# LOOK AT THIS FANTASTIC PATTERN!



## user64822 (Jun 21, 2012)

http://www.theknitclub.co.uk/pesky-rabbit-tea-cosy-pattern-by-debi-birkin


----------



## Pilla (Apr 17, 2011)

Lovely!


----------



## Deb-Babbles (Mar 4, 2011)

Very cute pattern. I love the illusion that the rabbits are going in and out of the pot.


----------



## Donnaj65 (Sep 26, 2012)

That is one cute pattern.


----------



## Lo'L (Jan 21, 2011)

now that's cute!!!


----------



## kernan (Oct 12, 2012)

What a delightful touch of whimsy! b


----------



## missmolly (Jun 8, 2011)

She designs wonderful patterns.
Have you seen the mice tea cosy?
http://www.ravelry.com/patterns/library/sack-of-mice-tea-cozy


----------



## kernan (Oct 12, 2012)

I just purchased her mouse pincushion, anemone tea cozy, and guinea pig patterns (downloaded).

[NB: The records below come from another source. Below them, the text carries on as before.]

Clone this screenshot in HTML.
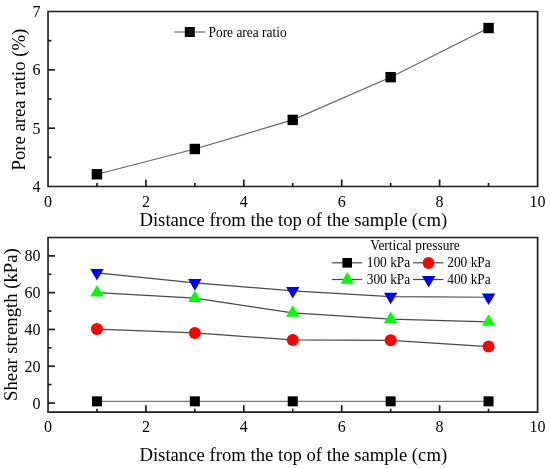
<!DOCTYPE html>
<html><head><meta charset="utf-8"><title>Plot</title>
<style>html,body{margin:0;padding:0;background:#fff;width:550px;height:468px;overflow:hidden}svg{display:block}</style>
</head><body>
<svg width="550" height="468" viewBox="0 0 550 468">
<rect width="550" height="468" fill="#fff"/>
<path d="M48.7 11.5H537.6V186.5H48.7" fill="none" stroke-linejoin="miter" stroke="#1e1e1e" stroke-width="1.7"/>
<line x1="48.03" y1="10.65" x2="48.03" y2="187.35" stroke="#000" stroke-width="1.45"/>
<text x="48.00" y="206.6" text-anchor="middle" font-size="16" font-family="'Liberation Serif', 'Times New Roman', serif">0</text>
<line x1="96.95" y1="186.5" x2="96.95" y2="183.0" stroke="#1e1e1e" stroke-width="1.7"/>
<line x1="145.90" y1="186.5" x2="145.90" y2="179.5" stroke="#1e1e1e" stroke-width="1.7"/>
<text x="145.90" y="206.6" text-anchor="middle" font-size="16" font-family="'Liberation Serif', 'Times New Roman', serif">2</text>
<line x1="194.85" y1="186.5" x2="194.85" y2="183.0" stroke="#1e1e1e" stroke-width="1.7"/>
<line x1="243.80" y1="186.5" x2="243.80" y2="179.5" stroke="#1e1e1e" stroke-width="1.7"/>
<text x="243.80" y="206.6" text-anchor="middle" font-size="16" font-family="'Liberation Serif', 'Times New Roman', serif">4</text>
<line x1="292.75" y1="186.5" x2="292.75" y2="183.0" stroke="#1e1e1e" stroke-width="1.7"/>
<line x1="341.70" y1="186.5" x2="341.70" y2="179.5" stroke="#1e1e1e" stroke-width="1.7"/>
<text x="341.70" y="206.6" text-anchor="middle" font-size="16" font-family="'Liberation Serif', 'Times New Roman', serif">6</text>
<line x1="390.65" y1="186.5" x2="390.65" y2="183.0" stroke="#1e1e1e" stroke-width="1.7"/>
<line x1="439.60" y1="186.5" x2="439.60" y2="179.5" stroke="#1e1e1e" stroke-width="1.7"/>
<text x="439.60" y="206.6" text-anchor="middle" font-size="16" font-family="'Liberation Serif', 'Times New Roman', serif">8</text>
<line x1="488.55" y1="186.5" x2="488.55" y2="183.0" stroke="#1e1e1e" stroke-width="1.7"/>
<text x="537.50" y="206.6" text-anchor="middle" font-size="16" font-family="'Liberation Serif', 'Times New Roman', serif">10</text>
<text x="40.5" y="192.00" text-anchor="end" font-size="16" font-family="'Liberation Serif', 'Times New Roman', serif">4</text>
<line x1="48.0" y1="157.33" x2="51.5" y2="157.33" stroke="#1e1e1e" stroke-width="1.7"/>
<line x1="48.0" y1="128.17" x2="55.0" y2="128.17" stroke="#1e1e1e" stroke-width="1.7"/>
<text x="40.5" y="133.67" text-anchor="end" font-size="16" font-family="'Liberation Serif', 'Times New Roman', serif">5</text>
<line x1="48.0" y1="99.00" x2="51.5" y2="99.00" stroke="#1e1e1e" stroke-width="1.7"/>
<line x1="48.0" y1="69.83" x2="55.0" y2="69.83" stroke="#1e1e1e" stroke-width="1.7"/>
<text x="40.5" y="75.33" text-anchor="end" font-size="16" font-family="'Liberation Serif', 'Times New Roman', serif">6</text>
<line x1="48.0" y1="40.67" x2="51.5" y2="40.67" stroke="#1e1e1e" stroke-width="1.7"/>
<text x="40.5" y="17.00" text-anchor="end" font-size="16" font-family="'Liberation Serif', 'Times New Roman', serif">7</text>
<polyline fill="none" stroke="#666" stroke-width="1.2" points="96.95,174.25 194.85,148.99 292.75,119.88 390.65,77.18 488.55,28.01"/>
<rect x="91.75" y="169.05" width="10.4" height="10.4" fill="#000"/>
<rect x="189.65" y="143.79" width="10.4" height="10.4" fill="#000"/>
<rect x="287.55" y="114.68" width="10.4" height="10.4" fill="#000"/>
<rect x="385.45" y="71.98" width="10.4" height="10.4" fill="#000"/>
<rect x="483.35" y="22.81" width="10.4" height="10.4" fill="#000"/>
<line x1="174.4" y1="32" x2="205.1" y2="32" stroke="#777" stroke-width="1.3"/>
<rect x="184.8" y="27" width="10" height="10" fill="#000"/>
<text transform="translate(208.5,36.8) scale(1,1.1)" font-size="13.4" font-family="'Liberation Serif', 'Times New Roman', serif">Pore area ratio</text>
<text x="293.3" y="226" text-anchor="middle" font-size="18.7" font-family="'Liberation Serif', 'Times New Roman', serif">Distance from the top of the sample (cm)</text>
<text transform="translate(25.3,99.6) rotate(-90)" text-anchor="middle" font-size="18.7" font-family="'Liberation Serif', 'Times New Roman', serif">Pore area ratio (%)</text>
<path d="M48.7 237.5H537.6V412.2H48.7" fill="none" stroke-linejoin="miter" stroke="#1e1e1e" stroke-width="1.7"/>
<line x1="48.03" y1="236.65" x2="48.03" y2="413.05" stroke="#000" stroke-width="1.45"/>
<text x="48.00" y="431.8" text-anchor="middle" font-size="16" font-family="'Liberation Serif', 'Times New Roman', serif">0</text>
<line x1="96.95" y1="412.2" x2="96.95" y2="408.7" stroke="#1e1e1e" stroke-width="1.7"/>
<line x1="145.90" y1="412.2" x2="145.90" y2="405.2" stroke="#1e1e1e" stroke-width="1.7"/>
<text x="145.90" y="431.8" text-anchor="middle" font-size="16" font-family="'Liberation Serif', 'Times New Roman', serif">2</text>
<line x1="194.85" y1="412.2" x2="194.85" y2="408.7" stroke="#1e1e1e" stroke-width="1.7"/>
<line x1="243.80" y1="412.2" x2="243.80" y2="405.2" stroke="#1e1e1e" stroke-width="1.7"/>
<text x="243.80" y="431.8" text-anchor="middle" font-size="16" font-family="'Liberation Serif', 'Times New Roman', serif">4</text>
<line x1="292.75" y1="412.2" x2="292.75" y2="408.7" stroke="#1e1e1e" stroke-width="1.7"/>
<line x1="341.70" y1="412.2" x2="341.70" y2="405.2" stroke="#1e1e1e" stroke-width="1.7"/>
<text x="341.70" y="431.8" text-anchor="middle" font-size="16" font-family="'Liberation Serif', 'Times New Roman', serif">6</text>
<line x1="390.65" y1="412.2" x2="390.65" y2="408.7" stroke="#1e1e1e" stroke-width="1.7"/>
<line x1="439.60" y1="412.2" x2="439.60" y2="405.2" stroke="#1e1e1e" stroke-width="1.7"/>
<text x="439.60" y="431.8" text-anchor="middle" font-size="16" font-family="'Liberation Serif', 'Times New Roman', serif">8</text>
<line x1="488.55" y1="412.2" x2="488.55" y2="408.7" stroke="#1e1e1e" stroke-width="1.7"/>
<text x="537.50" y="431.8" text-anchor="middle" font-size="16" font-family="'Liberation Serif', 'Times New Roman', serif">10</text>
<line x1="48.0" y1="403.01" x2="55.0" y2="403.01" stroke="#1e1e1e" stroke-width="1.7"/>
<text x="40.5" y="408.51" text-anchor="end" font-size="16" font-family="'Liberation Serif', 'Times New Roman', serif">0</text>
<line x1="48.0" y1="384.62" x2="51.5" y2="384.62" stroke="#1e1e1e" stroke-width="1.7"/>
<line x1="48.0" y1="366.23" x2="55.0" y2="366.23" stroke="#1e1e1e" stroke-width="1.7"/>
<text x="40.5" y="371.73" text-anchor="end" font-size="16" font-family="'Liberation Serif', 'Times New Roman', serif">20</text>
<line x1="48.0" y1="347.84" x2="51.5" y2="347.84" stroke="#1e1e1e" stroke-width="1.7"/>
<line x1="48.0" y1="329.45" x2="55.0" y2="329.45" stroke="#1e1e1e" stroke-width="1.7"/>
<text x="40.5" y="334.95" text-anchor="end" font-size="16" font-family="'Liberation Serif', 'Times New Roman', serif">40</text>
<line x1="48.0" y1="311.06" x2="51.5" y2="311.06" stroke="#1e1e1e" stroke-width="1.7"/>
<line x1="48.0" y1="292.67" x2="55.0" y2="292.67" stroke="#1e1e1e" stroke-width="1.7"/>
<text x="40.5" y="298.17" text-anchor="end" font-size="16" font-family="'Liberation Serif', 'Times New Roman', serif">60</text>
<line x1="48.0" y1="274.28" x2="51.5" y2="274.28" stroke="#1e1e1e" stroke-width="1.7"/>
<line x1="48.0" y1="255.89" x2="55.0" y2="255.89" stroke="#1e1e1e" stroke-width="1.7"/>
<text x="40.5" y="261.39" text-anchor="end" font-size="16" font-family="'Liberation Serif', 'Times New Roman', serif">80</text>
<polyline fill="none" stroke="#777" stroke-width="1.2" points="96.95,401.35 194.85,401.35 292.75,401.35 390.65,401.35 488.55,401.35"/>
<polyline fill="none" stroke="#4a4a4a" stroke-width="1.2" points="96.95,329.08 194.85,332.94 292.75,339.93 390.65,340.30 488.55,346.55"/>
<polyline fill="none" stroke="#4a4a4a" stroke-width="1.2" points="96.95,292.67 194.85,298.19 292.75,312.90 390.65,319.15 488.55,321.91"/>
<polyline fill="none" stroke="#4a4a4a" stroke-width="1.2" points="96.95,272.81 194.85,282.92 292.75,290.83 390.65,296.53 488.55,297.27"/>
<rect x="91.95" y="396.35" width="10" height="10" fill="#000"/>
<rect x="189.85" y="396.35" width="10" height="10" fill="#000"/>
<rect x="287.75" y="396.35" width="10" height="10" fill="#000"/>
<rect x="385.65" y="396.35" width="10" height="10" fill="#000"/>
<rect x="483.55" y="396.35" width="10" height="10" fill="#000"/>
<circle cx="96.95" cy="329.08" r="6" fill="#ff0000"/>
<circle cx="194.85" cy="332.94" r="6" fill="#ff0000"/>
<circle cx="292.75" cy="339.93" r="6" fill="#ff0000"/>
<circle cx="390.65" cy="340.30" r="6" fill="#ff0000"/>
<circle cx="488.55" cy="346.55" r="6" fill="#ff0000"/>
<polygon fill="#00ff00" points="96.95,284.93 90.25,296.54 103.65,296.54"/>
<polygon fill="#00ff00" points="194.85,290.45 188.15,302.05 201.55,302.05"/>
<polygon fill="#00ff00" points="292.75,305.16 286.05,316.76 299.45,316.76"/>
<polygon fill="#00ff00" points="390.65,311.41 383.95,323.02 397.35,323.02"/>
<polygon fill="#00ff00" points="488.55,314.17 481.85,325.78 495.25,325.78"/>
<polygon fill="#0000ff" points="96.95,280.54 90.25,268.94 103.65,268.94"/>
<polygon fill="#0000ff" points="194.85,290.66 188.15,279.05 201.55,279.05"/>
<polygon fill="#0000ff" points="292.75,298.57 286.05,286.96 299.45,286.96"/>
<polygon fill="#0000ff" points="390.65,304.27 383.95,292.66 397.35,292.66"/>
<polygon fill="#0000ff" points="488.55,305.00 481.85,293.40 495.25,293.40"/>
<text transform="translate(370.2,250.2) scale(1,1.1)" font-size="13.4" font-family="'Liberation Serif', 'Times New Roman', serif">Vertical pressure</text>
<line x1="332" y1="262.8" x2="362" y2="262.8" stroke="#4a4a4a" stroke-width="1.2"/>
<rect x="342.40" y="258.00" width="9.6" height="9.6" fill="#000"/>
<text transform="translate(366.7,267.4) scale(1,1.1)" font-size="13.4" font-family="'Liberation Serif', 'Times New Roman', serif">100 kPa</text>
<line x1="413" y1="262.8" x2="443.5" y2="262.8" stroke="#4a4a4a" stroke-width="1.2"/>
<circle cx="428.50" cy="263.00" r="5.9" fill="#ff0000"/>
<text transform="translate(447.2,267.4) scale(1,1.1)" font-size="13.4" font-family="'Liberation Serif', 'Times New Roman', serif">200 kPa</text>
<line x1="332" y1="279.5" x2="362" y2="279.5" stroke="#4a4a4a" stroke-width="1.2"/>
<polygon fill="#00ff00" points="347.30,272.06 340.60,283.67 354.00,283.67"/>
<text transform="translate(366.7,283.8) scale(1,1.1)" font-size="13.4" font-family="'Liberation Serif', 'Times New Roman', serif">300 kPa</text>
<line x1="413" y1="279.5" x2="443.5" y2="279.5" stroke="#4a4a4a" stroke-width="1.2"/>
<polygon fill="#0000ff" points="428.70,287.54 422.00,275.93 435.40,275.93"/>
<text transform="translate(447.2,283.8) scale(1,1.1)" font-size="13.4" font-family="'Liberation Serif', 'Times New Roman', serif">400 kPa</text>
<text x="293.3" y="460.8" text-anchor="middle" font-size="18.7" font-family="'Liberation Serif', 'Times New Roman', serif">Distance from the top of the sample (cm)</text>
<text transform="translate(17.0,324.6) rotate(-90)" text-anchor="middle" font-size="18.7" font-family="'Liberation Serif', 'Times New Roman', serif">Shear strength (kPa)</text>
</svg>
</body></html>
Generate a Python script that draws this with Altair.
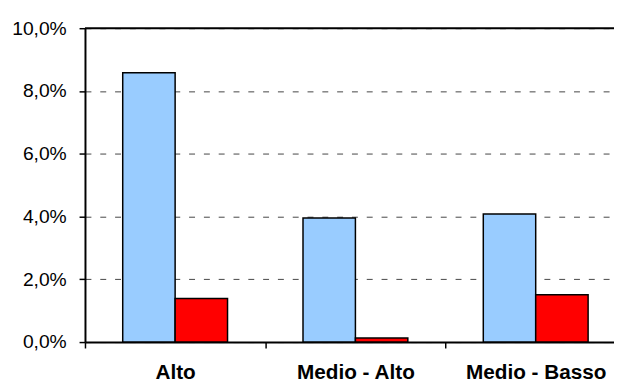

Really liked the dormouse pattern...maybe next time.


----------



## Donnathomp (May 5, 2012)

That is so cute.


----------



## ohsusana (Jun 24, 2012)

So delightful . I haven't seen her designs before.


----------



## SherryH (Apr 4, 2011)

I need to buy a teapot, just so I can make the tea cozy!


----------



## sandyP (Jun 20, 2012)

So cute. I love the mice tea cosy also, from ravelry.


----------



## ParkerEliz (Mar 21, 2011)

That is just too darn cute!!


----------



## lori2637 (Jan 25, 2011)

So cute


----------



## KnitterNatalie (Feb 20, 2011)

Really cute for the spring/Easter season!!


----------



## MKjane (May 20, 2011)

Love it!


----------



## Gundi2 (May 25, 2012)

Funny ,and cute.


----------



## Bonidale (Mar 26, 2011)

That is adorable!


----------



## dunottargirl (Oct 29, 2011)

It's a UFO with me so far!!! I bought a few of her patterns because they are so cute.


----------



## samazon (Feb 25, 2011)

Love it :thumbup: :thumbup:


----------



## MaryE-B (May 11, 2012)

I love Debi Birkin's cozy patterns and I love this mouse cozy she designed: http://www.ravelry.com/patterns/library/sack-of-mice-tea-cozy


----------



## Reyna (Oct 24, 2012)

Elsie Shufflebottom said:


> http://www.theknitclub.co.uk/pesky-rabbit-tea-cosy-pattern-by-debi-birkin


Had to look after that headline! It is very cute.


----------